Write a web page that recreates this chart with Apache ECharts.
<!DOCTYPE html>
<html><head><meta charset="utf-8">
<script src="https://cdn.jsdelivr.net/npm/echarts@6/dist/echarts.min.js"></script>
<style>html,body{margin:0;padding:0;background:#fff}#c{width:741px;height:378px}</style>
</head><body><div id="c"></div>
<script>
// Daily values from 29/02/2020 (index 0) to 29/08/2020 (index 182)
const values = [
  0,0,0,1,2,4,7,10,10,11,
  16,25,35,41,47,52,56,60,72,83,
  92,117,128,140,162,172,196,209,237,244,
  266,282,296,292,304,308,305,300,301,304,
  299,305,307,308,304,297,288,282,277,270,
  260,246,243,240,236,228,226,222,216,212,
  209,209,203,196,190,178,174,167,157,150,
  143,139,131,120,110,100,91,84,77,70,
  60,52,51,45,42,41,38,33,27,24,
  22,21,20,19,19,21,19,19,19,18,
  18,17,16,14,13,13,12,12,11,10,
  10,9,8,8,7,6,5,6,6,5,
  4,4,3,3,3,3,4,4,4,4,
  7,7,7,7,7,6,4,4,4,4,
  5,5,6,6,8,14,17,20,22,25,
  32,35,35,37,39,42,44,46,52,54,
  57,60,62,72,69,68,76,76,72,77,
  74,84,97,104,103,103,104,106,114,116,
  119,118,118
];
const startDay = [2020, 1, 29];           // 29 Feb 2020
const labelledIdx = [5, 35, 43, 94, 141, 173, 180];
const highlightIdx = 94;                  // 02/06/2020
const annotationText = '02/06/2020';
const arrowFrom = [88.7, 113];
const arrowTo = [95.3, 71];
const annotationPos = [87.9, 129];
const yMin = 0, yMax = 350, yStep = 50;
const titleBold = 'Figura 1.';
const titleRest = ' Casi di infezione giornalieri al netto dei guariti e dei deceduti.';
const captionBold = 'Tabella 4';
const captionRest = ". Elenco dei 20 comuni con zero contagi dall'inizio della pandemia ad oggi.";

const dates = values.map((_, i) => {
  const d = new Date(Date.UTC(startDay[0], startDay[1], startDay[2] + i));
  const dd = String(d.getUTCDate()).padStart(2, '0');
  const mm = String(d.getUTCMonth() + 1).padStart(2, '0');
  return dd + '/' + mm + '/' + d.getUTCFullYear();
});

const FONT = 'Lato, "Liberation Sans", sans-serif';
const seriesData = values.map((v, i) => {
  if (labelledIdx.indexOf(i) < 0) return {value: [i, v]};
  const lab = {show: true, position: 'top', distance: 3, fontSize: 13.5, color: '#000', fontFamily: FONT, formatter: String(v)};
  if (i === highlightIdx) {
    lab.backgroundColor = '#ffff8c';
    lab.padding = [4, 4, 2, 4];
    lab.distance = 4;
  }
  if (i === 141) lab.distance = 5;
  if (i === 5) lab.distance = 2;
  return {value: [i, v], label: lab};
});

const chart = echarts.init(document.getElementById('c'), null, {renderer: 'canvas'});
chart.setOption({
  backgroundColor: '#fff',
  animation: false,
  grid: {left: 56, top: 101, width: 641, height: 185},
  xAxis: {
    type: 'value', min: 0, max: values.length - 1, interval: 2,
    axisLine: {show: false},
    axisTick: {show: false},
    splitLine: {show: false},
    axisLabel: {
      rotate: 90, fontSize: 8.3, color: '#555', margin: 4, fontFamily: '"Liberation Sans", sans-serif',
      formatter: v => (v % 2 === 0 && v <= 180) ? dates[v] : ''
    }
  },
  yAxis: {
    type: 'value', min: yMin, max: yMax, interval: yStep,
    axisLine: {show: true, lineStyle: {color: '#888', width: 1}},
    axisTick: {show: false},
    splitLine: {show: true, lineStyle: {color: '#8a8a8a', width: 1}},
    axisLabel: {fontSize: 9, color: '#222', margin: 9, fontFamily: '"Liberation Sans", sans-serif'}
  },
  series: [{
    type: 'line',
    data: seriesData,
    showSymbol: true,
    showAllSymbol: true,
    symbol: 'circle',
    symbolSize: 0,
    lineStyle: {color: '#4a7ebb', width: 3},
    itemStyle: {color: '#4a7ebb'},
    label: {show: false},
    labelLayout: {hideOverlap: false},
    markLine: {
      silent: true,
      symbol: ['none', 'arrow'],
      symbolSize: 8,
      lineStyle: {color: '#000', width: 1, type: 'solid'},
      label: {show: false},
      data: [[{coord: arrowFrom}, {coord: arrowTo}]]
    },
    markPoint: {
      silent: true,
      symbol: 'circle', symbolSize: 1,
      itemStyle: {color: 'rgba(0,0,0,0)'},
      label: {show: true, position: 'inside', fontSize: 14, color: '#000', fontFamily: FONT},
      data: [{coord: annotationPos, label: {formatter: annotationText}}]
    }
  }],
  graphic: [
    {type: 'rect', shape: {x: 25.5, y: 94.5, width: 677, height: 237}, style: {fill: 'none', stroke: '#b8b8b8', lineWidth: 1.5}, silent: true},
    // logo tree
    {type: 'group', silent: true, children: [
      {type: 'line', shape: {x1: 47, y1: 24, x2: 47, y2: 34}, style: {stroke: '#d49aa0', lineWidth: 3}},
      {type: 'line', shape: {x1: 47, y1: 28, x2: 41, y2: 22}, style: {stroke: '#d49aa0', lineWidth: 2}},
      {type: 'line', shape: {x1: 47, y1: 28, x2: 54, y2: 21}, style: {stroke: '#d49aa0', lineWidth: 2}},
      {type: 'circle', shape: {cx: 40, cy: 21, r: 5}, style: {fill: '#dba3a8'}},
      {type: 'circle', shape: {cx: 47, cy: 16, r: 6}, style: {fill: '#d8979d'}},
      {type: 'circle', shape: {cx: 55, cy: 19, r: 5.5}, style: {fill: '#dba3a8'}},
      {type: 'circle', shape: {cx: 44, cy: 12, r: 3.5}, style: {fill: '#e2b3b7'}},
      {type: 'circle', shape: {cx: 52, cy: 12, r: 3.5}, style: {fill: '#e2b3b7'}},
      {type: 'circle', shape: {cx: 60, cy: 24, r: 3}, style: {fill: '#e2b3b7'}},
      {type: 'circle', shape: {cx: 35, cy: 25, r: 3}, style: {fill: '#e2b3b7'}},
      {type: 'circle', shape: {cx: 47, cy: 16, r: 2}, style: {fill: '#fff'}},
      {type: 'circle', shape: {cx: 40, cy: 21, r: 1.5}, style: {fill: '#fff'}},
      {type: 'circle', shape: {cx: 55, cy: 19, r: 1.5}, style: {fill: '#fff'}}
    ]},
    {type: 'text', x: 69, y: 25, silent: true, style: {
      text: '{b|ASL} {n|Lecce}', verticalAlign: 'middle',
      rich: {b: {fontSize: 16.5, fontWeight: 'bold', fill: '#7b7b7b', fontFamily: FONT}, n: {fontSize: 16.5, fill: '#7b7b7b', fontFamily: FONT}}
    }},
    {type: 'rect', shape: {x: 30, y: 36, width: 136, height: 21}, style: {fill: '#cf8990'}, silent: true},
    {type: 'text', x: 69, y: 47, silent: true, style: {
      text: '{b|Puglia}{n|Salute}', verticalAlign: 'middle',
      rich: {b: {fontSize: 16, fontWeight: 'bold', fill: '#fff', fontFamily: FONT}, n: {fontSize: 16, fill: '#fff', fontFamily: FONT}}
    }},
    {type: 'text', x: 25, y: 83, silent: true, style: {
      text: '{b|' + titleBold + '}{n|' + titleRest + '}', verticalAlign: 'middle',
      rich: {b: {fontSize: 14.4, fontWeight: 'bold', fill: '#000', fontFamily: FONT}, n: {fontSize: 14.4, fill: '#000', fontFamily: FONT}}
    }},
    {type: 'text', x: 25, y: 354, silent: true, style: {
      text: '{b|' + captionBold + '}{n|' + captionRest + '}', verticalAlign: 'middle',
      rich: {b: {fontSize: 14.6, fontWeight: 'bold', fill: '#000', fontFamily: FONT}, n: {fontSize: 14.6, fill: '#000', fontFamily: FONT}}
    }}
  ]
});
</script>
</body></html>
* * *
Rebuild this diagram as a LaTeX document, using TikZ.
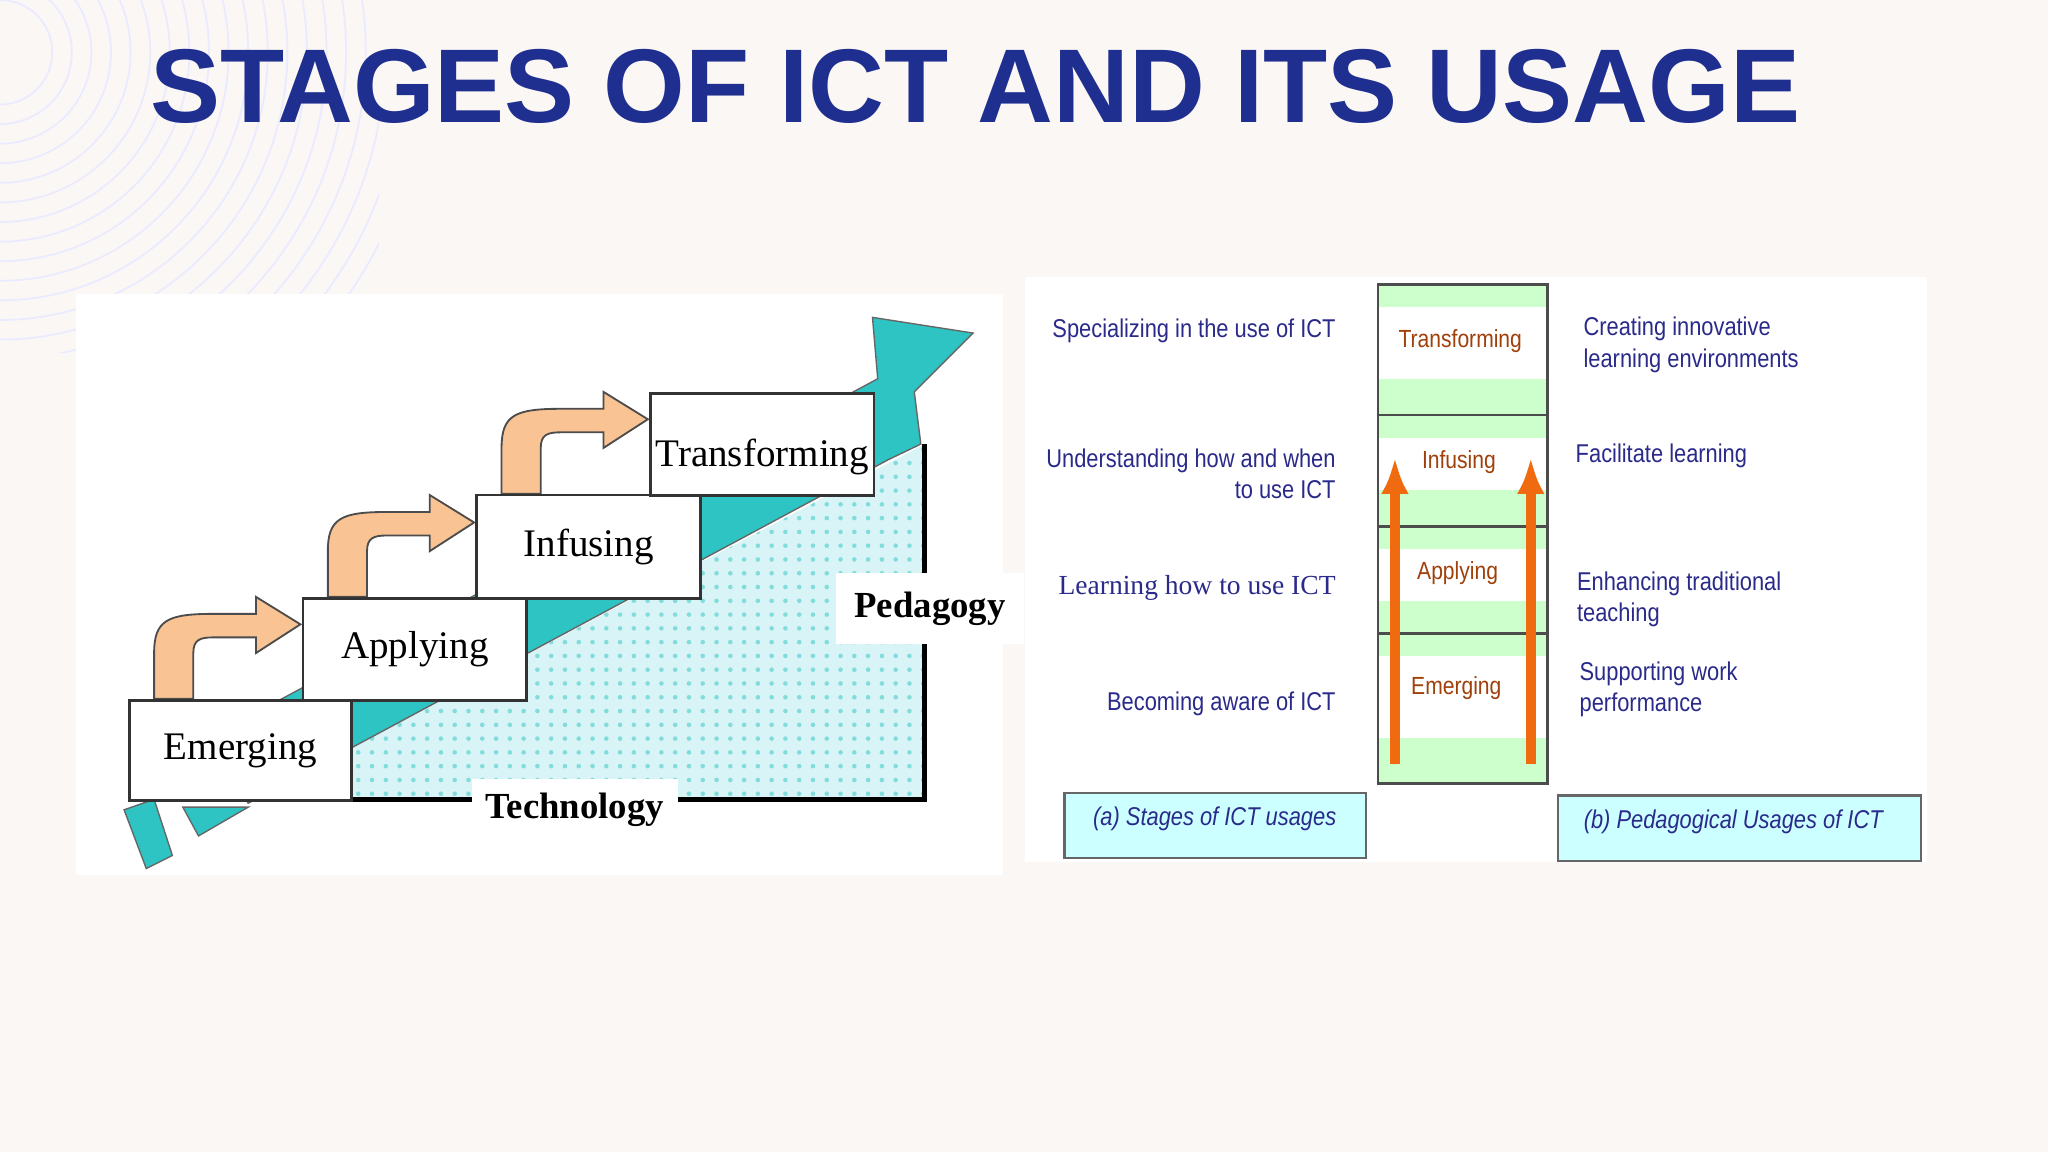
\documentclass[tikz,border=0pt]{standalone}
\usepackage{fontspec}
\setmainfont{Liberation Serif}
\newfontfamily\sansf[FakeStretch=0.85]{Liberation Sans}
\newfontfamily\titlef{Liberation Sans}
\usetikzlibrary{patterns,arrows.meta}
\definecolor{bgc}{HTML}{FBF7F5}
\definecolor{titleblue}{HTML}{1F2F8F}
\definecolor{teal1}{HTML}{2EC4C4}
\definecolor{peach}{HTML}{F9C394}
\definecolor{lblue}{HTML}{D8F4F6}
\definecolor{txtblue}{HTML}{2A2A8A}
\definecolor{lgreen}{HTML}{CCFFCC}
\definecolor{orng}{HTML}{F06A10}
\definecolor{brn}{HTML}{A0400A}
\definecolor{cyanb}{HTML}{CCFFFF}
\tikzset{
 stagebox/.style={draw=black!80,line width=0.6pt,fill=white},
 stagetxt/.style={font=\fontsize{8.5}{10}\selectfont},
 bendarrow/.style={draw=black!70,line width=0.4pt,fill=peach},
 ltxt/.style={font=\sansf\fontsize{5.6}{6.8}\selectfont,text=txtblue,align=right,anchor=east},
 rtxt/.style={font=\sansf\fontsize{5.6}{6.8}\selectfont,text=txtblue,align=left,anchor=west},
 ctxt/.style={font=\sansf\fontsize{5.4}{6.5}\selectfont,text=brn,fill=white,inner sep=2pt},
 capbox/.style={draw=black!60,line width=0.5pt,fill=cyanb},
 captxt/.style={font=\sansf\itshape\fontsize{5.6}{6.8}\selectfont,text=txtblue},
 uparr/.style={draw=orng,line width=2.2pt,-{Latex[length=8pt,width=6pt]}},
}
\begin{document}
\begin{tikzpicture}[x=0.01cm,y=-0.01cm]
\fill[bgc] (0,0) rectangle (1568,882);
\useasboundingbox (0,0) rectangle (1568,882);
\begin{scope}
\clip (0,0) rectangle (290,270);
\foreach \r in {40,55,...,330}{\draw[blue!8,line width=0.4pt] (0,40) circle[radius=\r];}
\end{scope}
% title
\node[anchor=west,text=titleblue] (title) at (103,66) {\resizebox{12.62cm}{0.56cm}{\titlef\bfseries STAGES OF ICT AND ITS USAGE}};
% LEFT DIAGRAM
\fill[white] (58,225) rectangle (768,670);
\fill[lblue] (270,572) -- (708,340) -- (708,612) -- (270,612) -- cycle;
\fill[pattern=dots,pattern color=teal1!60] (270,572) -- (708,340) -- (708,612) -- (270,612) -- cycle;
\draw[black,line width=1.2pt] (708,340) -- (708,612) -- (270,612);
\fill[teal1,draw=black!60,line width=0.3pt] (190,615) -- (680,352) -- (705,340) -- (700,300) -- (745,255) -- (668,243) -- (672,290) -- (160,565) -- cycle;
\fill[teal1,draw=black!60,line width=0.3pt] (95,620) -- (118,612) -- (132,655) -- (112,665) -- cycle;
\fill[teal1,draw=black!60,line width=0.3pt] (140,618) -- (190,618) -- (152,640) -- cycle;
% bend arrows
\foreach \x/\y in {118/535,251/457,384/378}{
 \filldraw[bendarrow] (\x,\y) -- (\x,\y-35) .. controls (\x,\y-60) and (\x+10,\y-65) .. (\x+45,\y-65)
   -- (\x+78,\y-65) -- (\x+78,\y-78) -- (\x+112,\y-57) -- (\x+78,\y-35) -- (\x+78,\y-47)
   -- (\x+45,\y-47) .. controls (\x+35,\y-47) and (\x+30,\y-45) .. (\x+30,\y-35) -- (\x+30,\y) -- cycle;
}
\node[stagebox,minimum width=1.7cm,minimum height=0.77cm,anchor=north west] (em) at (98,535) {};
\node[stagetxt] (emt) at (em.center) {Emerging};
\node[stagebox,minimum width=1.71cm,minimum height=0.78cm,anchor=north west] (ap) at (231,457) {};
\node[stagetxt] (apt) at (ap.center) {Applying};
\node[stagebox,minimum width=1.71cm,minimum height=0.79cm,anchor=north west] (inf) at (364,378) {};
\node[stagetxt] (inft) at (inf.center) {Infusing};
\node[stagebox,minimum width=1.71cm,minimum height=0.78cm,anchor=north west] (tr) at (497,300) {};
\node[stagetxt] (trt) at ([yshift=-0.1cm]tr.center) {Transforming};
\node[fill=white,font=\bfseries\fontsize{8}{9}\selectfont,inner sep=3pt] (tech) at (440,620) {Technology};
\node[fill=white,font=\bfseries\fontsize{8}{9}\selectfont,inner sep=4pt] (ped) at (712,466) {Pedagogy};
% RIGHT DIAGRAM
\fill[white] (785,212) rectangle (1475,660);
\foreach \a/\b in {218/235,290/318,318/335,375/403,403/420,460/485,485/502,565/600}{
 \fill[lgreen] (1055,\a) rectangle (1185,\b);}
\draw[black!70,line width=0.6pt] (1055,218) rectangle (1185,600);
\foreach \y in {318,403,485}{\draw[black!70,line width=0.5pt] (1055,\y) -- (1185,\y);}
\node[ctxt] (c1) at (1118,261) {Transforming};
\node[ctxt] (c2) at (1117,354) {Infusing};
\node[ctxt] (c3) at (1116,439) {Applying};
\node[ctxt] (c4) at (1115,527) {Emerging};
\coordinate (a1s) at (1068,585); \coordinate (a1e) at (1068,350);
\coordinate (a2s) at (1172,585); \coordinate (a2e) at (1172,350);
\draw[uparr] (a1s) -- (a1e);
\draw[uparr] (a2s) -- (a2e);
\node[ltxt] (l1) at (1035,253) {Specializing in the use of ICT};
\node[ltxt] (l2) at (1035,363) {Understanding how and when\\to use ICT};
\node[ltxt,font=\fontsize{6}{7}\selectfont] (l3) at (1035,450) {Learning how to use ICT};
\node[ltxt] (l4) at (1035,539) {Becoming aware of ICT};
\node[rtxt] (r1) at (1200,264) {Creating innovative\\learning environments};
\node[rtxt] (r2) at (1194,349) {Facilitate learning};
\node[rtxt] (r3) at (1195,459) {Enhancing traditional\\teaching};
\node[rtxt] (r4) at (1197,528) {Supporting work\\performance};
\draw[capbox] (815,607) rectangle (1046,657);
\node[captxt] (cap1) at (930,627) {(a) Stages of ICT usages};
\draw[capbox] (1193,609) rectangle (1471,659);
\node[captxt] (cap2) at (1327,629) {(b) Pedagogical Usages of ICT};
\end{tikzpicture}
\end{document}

● **EXERCISE OBJECTIVE**
Count how many lines in the data contain the word "this", giving the number without comment.

● **TASK RESPONSE**
2